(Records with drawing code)
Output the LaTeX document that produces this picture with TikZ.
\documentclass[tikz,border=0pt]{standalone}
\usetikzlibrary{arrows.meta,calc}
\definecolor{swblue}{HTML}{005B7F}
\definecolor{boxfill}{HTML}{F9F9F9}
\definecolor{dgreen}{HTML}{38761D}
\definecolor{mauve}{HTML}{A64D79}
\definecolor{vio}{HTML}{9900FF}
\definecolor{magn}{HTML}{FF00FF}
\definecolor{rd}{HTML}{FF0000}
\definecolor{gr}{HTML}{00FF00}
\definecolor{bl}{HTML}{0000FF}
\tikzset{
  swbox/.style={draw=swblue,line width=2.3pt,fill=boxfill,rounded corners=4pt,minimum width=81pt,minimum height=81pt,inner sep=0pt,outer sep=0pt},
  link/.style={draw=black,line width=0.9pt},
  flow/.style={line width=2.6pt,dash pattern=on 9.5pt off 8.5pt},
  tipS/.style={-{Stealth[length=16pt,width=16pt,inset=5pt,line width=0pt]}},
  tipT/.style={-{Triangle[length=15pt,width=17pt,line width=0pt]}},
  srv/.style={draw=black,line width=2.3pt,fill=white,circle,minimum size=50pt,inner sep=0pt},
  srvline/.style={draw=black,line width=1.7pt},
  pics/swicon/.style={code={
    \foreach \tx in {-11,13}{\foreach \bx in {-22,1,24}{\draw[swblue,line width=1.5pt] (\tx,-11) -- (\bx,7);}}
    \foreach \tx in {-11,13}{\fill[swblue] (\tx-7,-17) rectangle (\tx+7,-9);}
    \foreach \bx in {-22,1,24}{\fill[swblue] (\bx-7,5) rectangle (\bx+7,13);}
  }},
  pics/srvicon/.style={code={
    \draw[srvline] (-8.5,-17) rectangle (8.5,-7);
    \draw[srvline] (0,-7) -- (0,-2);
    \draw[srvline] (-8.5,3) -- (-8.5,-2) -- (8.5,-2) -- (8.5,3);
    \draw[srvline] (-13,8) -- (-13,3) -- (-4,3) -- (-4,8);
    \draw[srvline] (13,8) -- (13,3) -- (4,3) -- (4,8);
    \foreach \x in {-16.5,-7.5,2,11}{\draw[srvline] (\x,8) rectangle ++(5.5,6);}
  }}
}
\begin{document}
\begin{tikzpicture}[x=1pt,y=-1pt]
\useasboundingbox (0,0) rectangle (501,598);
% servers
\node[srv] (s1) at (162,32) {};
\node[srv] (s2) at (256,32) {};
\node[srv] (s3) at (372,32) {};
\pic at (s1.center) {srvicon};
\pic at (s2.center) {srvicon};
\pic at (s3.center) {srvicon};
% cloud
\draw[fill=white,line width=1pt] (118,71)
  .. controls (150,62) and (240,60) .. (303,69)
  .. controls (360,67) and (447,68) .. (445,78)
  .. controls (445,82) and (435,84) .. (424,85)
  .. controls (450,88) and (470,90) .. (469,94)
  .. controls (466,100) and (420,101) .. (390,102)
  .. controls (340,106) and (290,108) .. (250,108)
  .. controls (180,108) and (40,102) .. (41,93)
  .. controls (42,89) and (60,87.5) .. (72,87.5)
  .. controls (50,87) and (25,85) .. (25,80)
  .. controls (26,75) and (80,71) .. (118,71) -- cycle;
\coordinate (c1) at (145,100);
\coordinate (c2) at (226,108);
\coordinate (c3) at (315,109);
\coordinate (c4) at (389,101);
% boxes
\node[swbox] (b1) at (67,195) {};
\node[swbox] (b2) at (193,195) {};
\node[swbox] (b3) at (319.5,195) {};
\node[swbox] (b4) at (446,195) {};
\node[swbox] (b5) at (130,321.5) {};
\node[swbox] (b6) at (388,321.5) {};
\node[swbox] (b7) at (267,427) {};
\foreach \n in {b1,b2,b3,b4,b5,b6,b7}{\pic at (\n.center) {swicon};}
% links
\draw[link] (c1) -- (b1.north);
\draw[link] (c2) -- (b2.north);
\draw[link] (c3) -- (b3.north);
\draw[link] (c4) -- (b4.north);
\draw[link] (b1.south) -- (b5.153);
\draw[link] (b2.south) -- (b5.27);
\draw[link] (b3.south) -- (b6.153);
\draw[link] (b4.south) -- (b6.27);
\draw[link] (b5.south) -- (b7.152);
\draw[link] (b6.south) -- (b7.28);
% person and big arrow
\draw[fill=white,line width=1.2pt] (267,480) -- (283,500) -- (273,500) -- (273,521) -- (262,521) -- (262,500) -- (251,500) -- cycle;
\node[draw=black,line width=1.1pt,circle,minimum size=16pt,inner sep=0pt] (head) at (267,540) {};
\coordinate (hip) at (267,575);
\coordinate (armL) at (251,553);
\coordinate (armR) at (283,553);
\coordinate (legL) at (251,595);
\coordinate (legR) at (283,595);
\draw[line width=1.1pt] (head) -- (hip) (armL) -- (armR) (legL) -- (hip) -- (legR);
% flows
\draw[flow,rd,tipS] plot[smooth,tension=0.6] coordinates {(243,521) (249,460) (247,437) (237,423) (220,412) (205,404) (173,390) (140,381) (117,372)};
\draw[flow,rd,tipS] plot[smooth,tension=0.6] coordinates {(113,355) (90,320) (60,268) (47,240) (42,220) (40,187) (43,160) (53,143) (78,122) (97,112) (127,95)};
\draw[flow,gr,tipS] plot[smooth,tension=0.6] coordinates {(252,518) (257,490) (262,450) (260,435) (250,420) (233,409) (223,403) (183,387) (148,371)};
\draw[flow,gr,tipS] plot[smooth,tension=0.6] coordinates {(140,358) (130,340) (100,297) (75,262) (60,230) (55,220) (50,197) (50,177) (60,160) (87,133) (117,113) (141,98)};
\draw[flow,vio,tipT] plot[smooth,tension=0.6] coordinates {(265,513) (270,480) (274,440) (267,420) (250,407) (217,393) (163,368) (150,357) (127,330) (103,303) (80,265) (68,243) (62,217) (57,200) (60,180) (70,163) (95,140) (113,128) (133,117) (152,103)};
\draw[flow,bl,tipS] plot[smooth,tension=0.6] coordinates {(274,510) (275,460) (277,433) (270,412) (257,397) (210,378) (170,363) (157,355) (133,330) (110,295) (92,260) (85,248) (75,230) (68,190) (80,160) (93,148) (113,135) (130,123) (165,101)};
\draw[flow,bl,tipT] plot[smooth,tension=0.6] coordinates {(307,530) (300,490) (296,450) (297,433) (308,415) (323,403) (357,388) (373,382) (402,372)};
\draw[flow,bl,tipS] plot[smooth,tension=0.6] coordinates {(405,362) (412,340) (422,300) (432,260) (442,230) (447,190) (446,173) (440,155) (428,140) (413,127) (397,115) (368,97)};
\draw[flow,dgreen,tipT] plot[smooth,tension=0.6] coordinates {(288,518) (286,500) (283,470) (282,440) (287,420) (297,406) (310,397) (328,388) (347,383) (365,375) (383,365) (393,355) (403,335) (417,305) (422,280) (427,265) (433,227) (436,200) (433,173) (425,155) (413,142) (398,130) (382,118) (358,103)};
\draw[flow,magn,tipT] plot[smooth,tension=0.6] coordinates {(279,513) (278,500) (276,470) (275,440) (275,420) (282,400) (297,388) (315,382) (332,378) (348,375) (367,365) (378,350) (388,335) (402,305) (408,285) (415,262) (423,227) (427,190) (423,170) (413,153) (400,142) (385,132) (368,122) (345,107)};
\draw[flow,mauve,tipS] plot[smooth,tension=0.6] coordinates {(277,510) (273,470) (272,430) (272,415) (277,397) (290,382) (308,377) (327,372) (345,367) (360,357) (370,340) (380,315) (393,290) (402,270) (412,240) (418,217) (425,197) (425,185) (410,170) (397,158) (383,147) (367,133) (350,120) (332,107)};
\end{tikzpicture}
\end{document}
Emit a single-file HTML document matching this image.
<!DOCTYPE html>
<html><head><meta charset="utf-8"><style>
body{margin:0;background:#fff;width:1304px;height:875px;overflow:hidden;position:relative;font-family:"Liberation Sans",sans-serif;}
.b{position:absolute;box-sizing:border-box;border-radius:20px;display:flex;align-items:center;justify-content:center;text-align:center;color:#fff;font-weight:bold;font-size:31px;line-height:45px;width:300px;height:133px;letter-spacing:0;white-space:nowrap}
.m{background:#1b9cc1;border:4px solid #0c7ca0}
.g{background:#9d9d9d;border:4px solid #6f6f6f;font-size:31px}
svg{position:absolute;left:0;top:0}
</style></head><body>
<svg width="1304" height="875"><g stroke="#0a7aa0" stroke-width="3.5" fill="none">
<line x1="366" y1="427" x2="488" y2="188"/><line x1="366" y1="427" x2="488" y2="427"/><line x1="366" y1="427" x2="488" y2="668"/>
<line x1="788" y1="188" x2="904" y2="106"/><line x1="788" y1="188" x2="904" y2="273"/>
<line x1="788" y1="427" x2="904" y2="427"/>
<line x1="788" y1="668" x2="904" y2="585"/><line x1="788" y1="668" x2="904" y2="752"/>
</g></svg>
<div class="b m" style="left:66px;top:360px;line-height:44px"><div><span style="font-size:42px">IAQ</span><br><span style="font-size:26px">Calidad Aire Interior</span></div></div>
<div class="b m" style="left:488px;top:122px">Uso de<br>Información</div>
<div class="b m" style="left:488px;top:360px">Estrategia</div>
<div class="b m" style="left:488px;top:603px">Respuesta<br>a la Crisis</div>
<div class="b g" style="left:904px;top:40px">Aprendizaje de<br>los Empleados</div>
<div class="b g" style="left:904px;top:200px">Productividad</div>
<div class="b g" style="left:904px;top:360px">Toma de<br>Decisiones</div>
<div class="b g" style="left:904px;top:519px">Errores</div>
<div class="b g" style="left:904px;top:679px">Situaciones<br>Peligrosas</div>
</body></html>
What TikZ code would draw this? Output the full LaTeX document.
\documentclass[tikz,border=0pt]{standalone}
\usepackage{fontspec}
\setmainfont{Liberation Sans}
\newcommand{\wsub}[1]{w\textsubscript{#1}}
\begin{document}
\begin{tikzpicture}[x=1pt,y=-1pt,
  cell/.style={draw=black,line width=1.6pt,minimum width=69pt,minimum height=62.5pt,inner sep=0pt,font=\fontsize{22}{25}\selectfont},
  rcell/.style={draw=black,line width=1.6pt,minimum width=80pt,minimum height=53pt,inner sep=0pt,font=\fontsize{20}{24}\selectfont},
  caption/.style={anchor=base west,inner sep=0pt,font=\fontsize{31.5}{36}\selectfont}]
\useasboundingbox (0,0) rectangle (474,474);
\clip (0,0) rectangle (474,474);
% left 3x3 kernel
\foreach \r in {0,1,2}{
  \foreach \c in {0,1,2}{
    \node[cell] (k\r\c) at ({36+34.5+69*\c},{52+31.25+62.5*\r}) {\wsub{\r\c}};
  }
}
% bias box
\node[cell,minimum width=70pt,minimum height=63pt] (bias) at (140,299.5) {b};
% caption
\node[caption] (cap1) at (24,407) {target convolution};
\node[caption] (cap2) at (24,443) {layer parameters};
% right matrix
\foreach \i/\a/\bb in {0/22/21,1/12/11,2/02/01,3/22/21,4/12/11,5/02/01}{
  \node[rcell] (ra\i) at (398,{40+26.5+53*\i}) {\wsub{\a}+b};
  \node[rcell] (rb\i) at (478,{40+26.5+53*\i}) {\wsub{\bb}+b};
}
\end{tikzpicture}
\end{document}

__Goal__: Starting at the line that contains "What TikZ code", quote each remaining line of the entries above, unchanged.

__Answer to the problem__:
What TikZ code would draw this? Output the full LaTeX document.
\documentclass[tikz,border=0pt]{standalone}
\usepackage{fontspec}
\setmainfont{Liberation Sans}
\newcommand{\wsub}[1]{w\textsubscript{#1}}
\begin{document}
\begin{tikzpicture}[x=1pt,y=-1pt,
  cell/.style={draw=black,line width=1.6pt,minimum width=69pt,minimum height=62.5pt,inner sep=0pt,font=\fontsize{22}{25}\selectfont},
  rcell/.style={draw=black,line width=1.6pt,minimum width=80pt,minimum height=53pt,inner sep=0pt,font=\fontsize{20}{24}\selectfont},
  caption/.style={anchor=base west,inner sep=0pt,font=\fontsize{31.5}{36}\selectfont}]
\useasboundingbox (0,0) rectangle (474,474);
\clip (0,0) rectangle (474,474);
% left 3x3 kernel
\foreach \r in {0,1,2}{
  \foreach \c in {0,1,2}{
    \node[cell] (k\r\c) at ({36+34.5+69*\c},{52+31.25+62.5*\r}) {\wsub{\r\c}};
  }
}
% bias box
\node[cell,minimum width=70pt,minimum height=63pt] (bias) at (140,299.5) {b};
% caption
\node[caption] (cap1) at (24,407) {target convolution};
\node[caption] (cap2) at (24,443) {layer parameters};
% right matrix
\foreach \i/\a/\bb in {0/22/21,1/12/11,2/02/01,3/22/21,4/12/11,5/02/01}{
  \node[rcell] (ra\i) at (398,{40+26.5+53*\i}) {\wsub{\a}+b};
  \node[rcell] (rb\i) at (478,{40+26.5+53*\i}) {\wsub{\bb}+b};
}
\end{tikzpicture}
\end{document}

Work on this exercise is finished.